Le journal ajoute que ce jeu du chat et de la souris visant à empêcher l’Iran de financer le Hezbollah souligne le défi auquel sont confrontés les États-Unis et Israël pour enrayer la résurgence d’un groupe profondément enraciné dans le tissu social libanais et source essentielle de puissance et de dissuasion pour la République islamique.

Des responsables arabes ont indiqué que le Hezbollah dispose également de ses propres sources de financement via des réseaux internationaux s’étendant jusqu’en Afrique de l’Ouest et en Amérique du Sud, impliqués dans le trafic de drogue, de diamants et des services tels que le blanchiment d’argent.

Un haut responsable américain a déclaré qu’au début du mois, les États-Unis avaient bloqué un projet du gouvernement libanais visant à verser des allocations d’invalidité aux personnes blessées lors de la guerre israélienne contre le Hezbollah l’année précédente.
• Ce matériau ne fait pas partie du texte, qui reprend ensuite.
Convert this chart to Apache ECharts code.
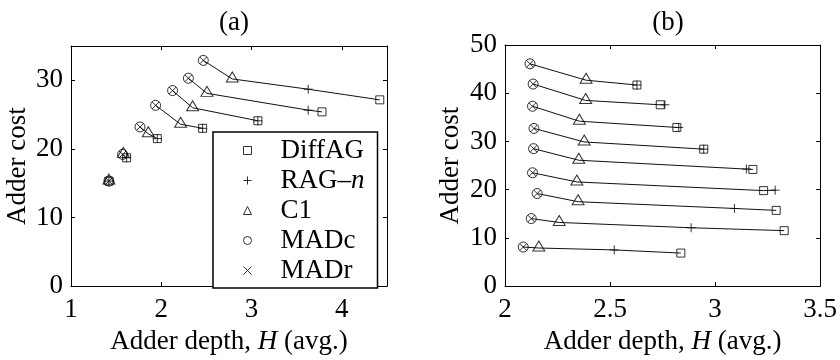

Ce même responsable a précisé que le Premier ministre libanais Nawaf Salam était revenu sur sa décision par la suite.

Un porte-parole du Premier ministre a affirmé n’avoir eu connaissance d’aucun contact entre les États-Unis et M. Salam à ce sujet et a ajouté que plusieurs demandeurs d’allocations d’invalidité au Liban ne remplissaient pas les conditions requises.
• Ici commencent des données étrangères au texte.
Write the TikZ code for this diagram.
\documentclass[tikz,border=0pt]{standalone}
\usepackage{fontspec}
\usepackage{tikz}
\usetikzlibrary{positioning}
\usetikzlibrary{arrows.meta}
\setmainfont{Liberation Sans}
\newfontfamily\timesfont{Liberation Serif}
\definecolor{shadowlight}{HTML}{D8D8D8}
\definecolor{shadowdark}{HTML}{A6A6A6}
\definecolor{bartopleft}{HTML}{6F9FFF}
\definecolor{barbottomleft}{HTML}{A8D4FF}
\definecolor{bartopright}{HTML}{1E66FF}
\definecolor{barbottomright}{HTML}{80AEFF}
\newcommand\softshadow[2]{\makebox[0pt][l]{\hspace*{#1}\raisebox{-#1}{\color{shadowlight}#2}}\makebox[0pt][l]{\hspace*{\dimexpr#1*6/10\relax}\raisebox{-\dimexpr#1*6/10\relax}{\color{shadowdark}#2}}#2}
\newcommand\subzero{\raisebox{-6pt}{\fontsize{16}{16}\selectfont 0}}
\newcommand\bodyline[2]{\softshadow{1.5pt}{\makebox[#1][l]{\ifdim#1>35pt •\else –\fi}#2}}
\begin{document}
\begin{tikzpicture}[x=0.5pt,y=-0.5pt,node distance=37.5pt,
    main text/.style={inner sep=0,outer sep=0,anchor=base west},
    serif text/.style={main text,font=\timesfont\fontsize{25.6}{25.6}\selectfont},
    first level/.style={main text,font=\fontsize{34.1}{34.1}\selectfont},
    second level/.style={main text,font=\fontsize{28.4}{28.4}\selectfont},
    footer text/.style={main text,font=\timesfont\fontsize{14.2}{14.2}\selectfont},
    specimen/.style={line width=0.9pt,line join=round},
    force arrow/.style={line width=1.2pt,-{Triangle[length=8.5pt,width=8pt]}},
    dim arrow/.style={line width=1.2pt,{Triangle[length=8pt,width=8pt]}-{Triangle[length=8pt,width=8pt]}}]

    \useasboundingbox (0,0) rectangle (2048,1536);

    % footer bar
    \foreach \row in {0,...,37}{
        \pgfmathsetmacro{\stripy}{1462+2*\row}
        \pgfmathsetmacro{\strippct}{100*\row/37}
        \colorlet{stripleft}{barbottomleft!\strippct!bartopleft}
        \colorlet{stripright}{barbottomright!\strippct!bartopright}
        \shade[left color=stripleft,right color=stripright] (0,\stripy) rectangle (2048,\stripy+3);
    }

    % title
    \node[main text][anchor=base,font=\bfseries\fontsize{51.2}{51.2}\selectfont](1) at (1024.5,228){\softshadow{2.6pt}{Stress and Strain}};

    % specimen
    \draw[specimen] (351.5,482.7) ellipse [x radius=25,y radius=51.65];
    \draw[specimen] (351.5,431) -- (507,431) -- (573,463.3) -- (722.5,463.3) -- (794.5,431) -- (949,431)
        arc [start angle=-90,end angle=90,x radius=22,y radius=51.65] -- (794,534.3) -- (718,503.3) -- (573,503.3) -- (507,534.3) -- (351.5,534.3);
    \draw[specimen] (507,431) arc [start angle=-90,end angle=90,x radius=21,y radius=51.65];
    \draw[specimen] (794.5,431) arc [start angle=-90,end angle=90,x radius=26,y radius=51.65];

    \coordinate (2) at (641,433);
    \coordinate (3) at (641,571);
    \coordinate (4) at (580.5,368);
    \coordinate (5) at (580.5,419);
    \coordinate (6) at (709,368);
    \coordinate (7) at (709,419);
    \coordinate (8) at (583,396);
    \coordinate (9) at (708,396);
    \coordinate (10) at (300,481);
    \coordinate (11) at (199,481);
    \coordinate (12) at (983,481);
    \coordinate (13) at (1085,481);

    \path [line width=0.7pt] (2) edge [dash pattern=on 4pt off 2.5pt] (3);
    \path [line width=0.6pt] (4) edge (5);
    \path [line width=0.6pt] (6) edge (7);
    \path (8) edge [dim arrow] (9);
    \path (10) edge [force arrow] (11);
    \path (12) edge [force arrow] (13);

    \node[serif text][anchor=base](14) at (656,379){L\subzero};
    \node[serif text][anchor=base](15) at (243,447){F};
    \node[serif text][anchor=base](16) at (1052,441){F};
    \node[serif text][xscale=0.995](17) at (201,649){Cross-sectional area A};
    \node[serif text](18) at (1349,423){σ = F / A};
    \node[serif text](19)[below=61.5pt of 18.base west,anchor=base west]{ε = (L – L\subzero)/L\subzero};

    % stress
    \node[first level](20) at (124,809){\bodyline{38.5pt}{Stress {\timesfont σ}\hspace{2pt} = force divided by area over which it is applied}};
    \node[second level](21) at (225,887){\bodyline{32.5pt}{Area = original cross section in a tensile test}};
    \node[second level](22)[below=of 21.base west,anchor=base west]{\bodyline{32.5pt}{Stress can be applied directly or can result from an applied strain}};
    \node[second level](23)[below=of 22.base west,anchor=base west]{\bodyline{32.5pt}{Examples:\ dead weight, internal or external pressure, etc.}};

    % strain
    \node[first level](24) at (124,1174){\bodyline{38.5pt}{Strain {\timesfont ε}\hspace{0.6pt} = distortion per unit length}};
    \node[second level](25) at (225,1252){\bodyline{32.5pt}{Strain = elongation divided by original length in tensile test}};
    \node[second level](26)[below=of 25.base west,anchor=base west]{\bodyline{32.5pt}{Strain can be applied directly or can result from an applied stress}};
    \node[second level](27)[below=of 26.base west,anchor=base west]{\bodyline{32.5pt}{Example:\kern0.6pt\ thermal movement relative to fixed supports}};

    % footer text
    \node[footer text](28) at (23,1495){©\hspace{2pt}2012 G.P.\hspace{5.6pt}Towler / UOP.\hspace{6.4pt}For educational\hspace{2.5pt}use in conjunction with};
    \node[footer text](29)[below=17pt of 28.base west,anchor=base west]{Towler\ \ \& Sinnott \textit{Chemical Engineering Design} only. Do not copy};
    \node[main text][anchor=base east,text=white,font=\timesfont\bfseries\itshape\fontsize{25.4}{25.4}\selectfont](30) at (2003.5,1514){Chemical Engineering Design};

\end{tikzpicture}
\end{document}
Les États-Unis ont également exigé la fermeture par le Liban de la principale institution financière du Hezbollah, Al-Qard Al-Hassan, une banque soumise à des sanctions américaines, créée dans les années 1980 et qui propose des services financiers, notamment des prêts et des distributeurs automatiques de billets, à de nombreux citoyens libanais.

Al-Qard Al-Hassan est une organisation caritative qui opère en dehors de l’autorité de la Banque centrale du Liban.